• codeforces Round 442 B Nikita and string【前缀和+暴力枚举分界点/线性DP】


    B. Nikita and string
    time limit per test
    2 seconds
    memory limit per test
    256 megabytes
    input
    standard input
    output
    standard output

    One day Nikita found the string containing letters "a" and "b" only.

    Nikita thinks that string is beautiful if it can be cut into 3 strings (possibly empty) without changing the order of the letters, where the 1-st and the 3-rd one contain only letters "a" and the 2-nd contains only letters "b".

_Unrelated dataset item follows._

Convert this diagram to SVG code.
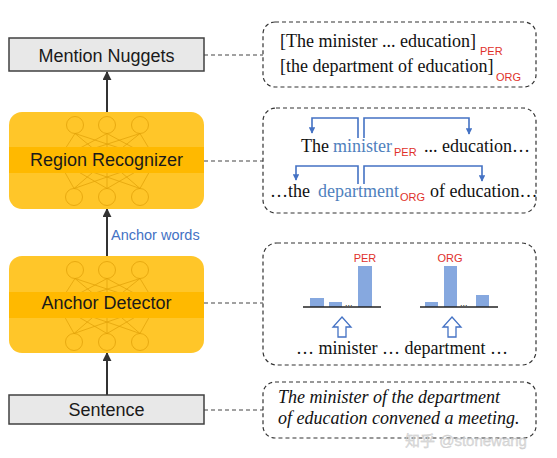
<svg xmlns="http://www.w3.org/2000/svg" xmlns:xlink="http://www.w3.org/1999/xlink" width="557" height="458" viewBox="0 0 557 458">
<style>
.lbl{font-family:"Liberation Sans",Arial,sans-serif;font-size:18px;fill:#1a1a1a;text-anchor:middle}
.gbox{fill:#e8e8e8;stroke:#404040;stroke-width:1.5}
.ybox{fill:#FFC629}
.band{fill:#FFB900}
.net line{stroke:#E2A30A;stroke-width:1;opacity:0.75}
.net circle{fill:none;stroke:#E2A30A;stroke-width:1;opacity:0.8}
.dbox{fill:#fff;stroke:#333;stroke-width:1.2;stroke-dasharray:4 3}
.dash{stroke:#444;stroke-width:1.2;stroke-dasharray:4 3;fill:none}
.arr{stroke:#333;stroke-width:2;fill:none}
.tm{font-family:"Liberation Serif","Times New Roman",serif;font-size:18px;fill:#111}
.it{font-style:italic}
.bl{fill:#4F81BD}
.red{font-family:"Liberation Sans",Arial,sans-serif;font-size:11px;fill:#E0312B}
.bar{fill:#86A8DF}
.axis{stroke:#222;stroke-width:1.5}
.barr{stroke:#4472C4;stroke-width:1.6;fill:none}
.hol{fill:#fff;stroke:#4472C4;stroke-width:1.3}
</style>
<defs>
<marker id="ah" viewBox="0 0 10 10" refX="9" refY="5" markerWidth="4.5" markerHeight="4.5" orient="auto">
<path d="M0,0 L10,5 L0,10 z" fill="#333"/>
</marker>
<marker id="bh" viewBox="0 0 10 10" refX="9" refY="5" markerWidth="4" markerHeight="4" orient="auto">
<path d="M0,0 L10,5 L0,10 z" fill="#4472C4"/>
</marker>
<g id="net" class="net">
<circle cx="75" cy="13" r="8.5"/><circle cx="107" cy="13" r="8.5"/><circle cx="140" cy="13" r="8.5"/>
<circle cx="74" cy="85" r="8.5"/><circle cx="107" cy="85" r="8.5"/><circle cx="140" cy="85" r="8.5"/>
<line x1="75" y1="21.5" x2="58" y2="48"/><line x1="75" y1="21.5" x2="107" y2="48"/><line x1="75" y1="21.5" x2="156" y2="48"/>
<line x1="107" y1="21.5" x2="58" y2="48"/><line x1="107" y1="21.5" x2="107" y2="48"/><line x1="107" y1="21.5" x2="156" y2="48"/>
<line x1="140" y1="21.5" x2="58" y2="48"/><line x1="140" y1="21.5" x2="107" y2="48"/><line x1="140" y1="21.5" x2="156" y2="48"/>
<line x1="74" y1="76.5" x2="58" y2="48"/><line x1="74" y1="76.5" x2="107" y2="48"/><line x1="74" y1="76.5" x2="156" y2="48"/>
<line x1="107" y1="76.5" x2="58" y2="48"/><line x1="107" y1="76.5" x2="107" y2="48"/><line x1="107" y1="76.5" x2="156" y2="48"/>
<line x1="140" y1="76.5" x2="58" y2="48"/><line x1="140" y1="76.5" x2="107" y2="48"/><line x1="140" y1="76.5" x2="156" y2="48"/>
</g>
</defs>
<rect width="557" height="458" fill="#fff"/>

<g id="connectors">
<line class="arr" x1="107" y1="112" x2="107" y2="72" marker-end="url(#ah)"/>
<line class="arr" x1="107" y1="256" x2="107" y2="209" marker-end="url(#ah)"/>
<line class="arr" x1="107" y1="395" x2="107" y2="353" marker-end="url(#ah)"/>
<text x="111" y="240" font-family="Liberation Sans,Arial,sans-serif" font-size="14.5" fill="#4472C4">Anchor words</text>
<line class="dash" x1="204" y1="55" x2="263" y2="55"/>
<line class="dash" x1="204" y1="161" x2="263" y2="161"/>
<line class="dash" x1="204" y1="303" x2="263" y2="303"/>
<line class="dash" x1="204" y1="410" x2="263" y2="410"/>
</g>

<g id="mention-nuggets">
<rect class="gbox" x="9" y="38" width="195" height="33"/>
<text class="lbl" x="106.5" y="62">Mention Nuggets</text>
</g>

<g id="region-recognizer">
<rect class="ybox" x="9" y="112" width="195" height="97" rx="13"/>
<use xlink:href="#net" transform="translate(0,112)"/>
<rect class="band" x="9" y="147" width="195" height="26"/>
<text class="lbl" x="106.5" y="166">Region Recognizer</text>
</g>

<g id="anchor-detector">
<rect class="ybox" x="9" y="256" width="195" height="97" rx="13"/>
<use xlink:href="#net" transform="translate(0,257)"/>
<rect class="band" x="9" y="292" width="195" height="26"/>
<text class="lbl" x="106.5" y="309">Anchor Detector</text>
</g>

<g id="sentence">
<rect class="gbox" x="9" y="395" width="195" height="29"/>
<text class="lbl" x="106.5" y="416">Sentence</text>
</g>

<g id="nuggets-example">
<rect class="dbox" x="263" y="22" width="273" height="65" rx="12"/>
<text class="tm" x="280" y="47">[The minister ... education]</text>
<text class="red" x="480" y="55">PER</text>
<text class="tm" x="280" y="72">[the department of education]</text>
<text class="red" x="496" y="81" font-size="12">ORG</text>
</g>

<g id="region-example">
<rect class="dbox" x="263" y="108" width="273" height="105" rx="13"/>
<path class="barr" d="M358,138 V118 H312 V133" marker-end="url(#bh)"/>
<path class="barr" d="M364,138 V118 H469 V134" marker-end="url(#bh)"/>
<text class="tm" x="301" y="152">The</text>
<text class="tm bl" x="333" y="152">minister</text>
<text class="red" x="394" y="156" font-size="12">PER</text>
<text class="tm" x="424" y="152">... education…</text>
<path class="barr" d="M358,184 V166 H296 V180" marker-end="url(#bh)"/>
<path class="barr" d="M364,184 V166 H482 V181" marker-end="url(#bh)"/>
<text class="tm" x="270" y="197">…the</text>
<text class="tm bl" x="318" y="197">department</text>
<text class="red" x="400" y="201" font-size="12">ORG</text>
<text class="tm" x="430" y="197">of education…</text>
</g>

<g id="anchor-example">
<rect class="dbox" x="263" y="243" width="273" height="122" rx="14"/>
<rect class="bar" x="310" y="298" width="14" height="9"/>
<rect class="bar" x="329" y="302" width="13" height="5"/>
<rect class="bar" x="358" y="266" width="14" height="41"/>
<text x="345" y="306" font-family="Liberation Sans,Arial,sans-serif" font-size="9" fill="#333">...</text>
<line class="axis" x1="303" y1="307" x2="381" y2="307"/>
<text class="red" x="365" y="262" font-size="12" text-anchor="middle">PER</text>
<rect class="bar" x="425" y="302" width="13" height="5"/>
<rect class="bar" x="444" y="266" width="13" height="41"/>
<rect class="bar" x="476" y="295" width="13" height="12"/>
<text x="460" y="306" font-family="Liberation Sans,Arial,sans-serif" font-size="9" fill="#333">...</text>
<line class="axis" x1="420" y1="307" x2="498" y2="307"/>
<text class="red" x="450" y="262" font-size="12" text-anchor="middle">ORG</text>
<path class="hol" d="M342,317 L351,327 L346,327 L346,337 L338,337 L338,327 L333,327 Z"/>
<path class="hol" d="M452,317 L461,327 L456,327 L456,337 L448,337 L448,327 L443,327 Z"/>
<text class="tm" x="402" y="354" font-size="17" text-anchor="middle">… minister … department …</text>
</g>

<g id="sentence-example">
<rect class="dbox" x="263" y="382" width="273" height="56" rx="12"/>
<text class="tm it" x="278" y="403" font-size="17.5">The minister of the department</text>
<text class="tm it" x="278" y="424" font-size="17.5">of education convened a meeting.</text>
</g>

<text x="405" y="446" font-family="Liberation Sans,Noto Sans CJK SC,sans-serif" font-size="15" fill="#d8d8d8" opacity="0.85" stroke="#bbb" stroke-width="0.3">知乎 @stonewang</text>
</svg>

    Nikita wants to make the string beautiful by removing some (possibly none) of its characters, but without changing their order. What is the maximum length of the string he can get?

    Input

    The first line contains a non-empty string of length not greater than 5 000 containing only lowercase English letters "a" and "b".

    Output

    Print a single integer — the maximum possible size of beautiful string Nikita can get.

    Examples
    input
    abba
    output
    4
    input
    bab
    output
    2
    Note

    It the first sample the string is already beautiful.

    In the second sample he needs to delete one of "b" to make it beautiful.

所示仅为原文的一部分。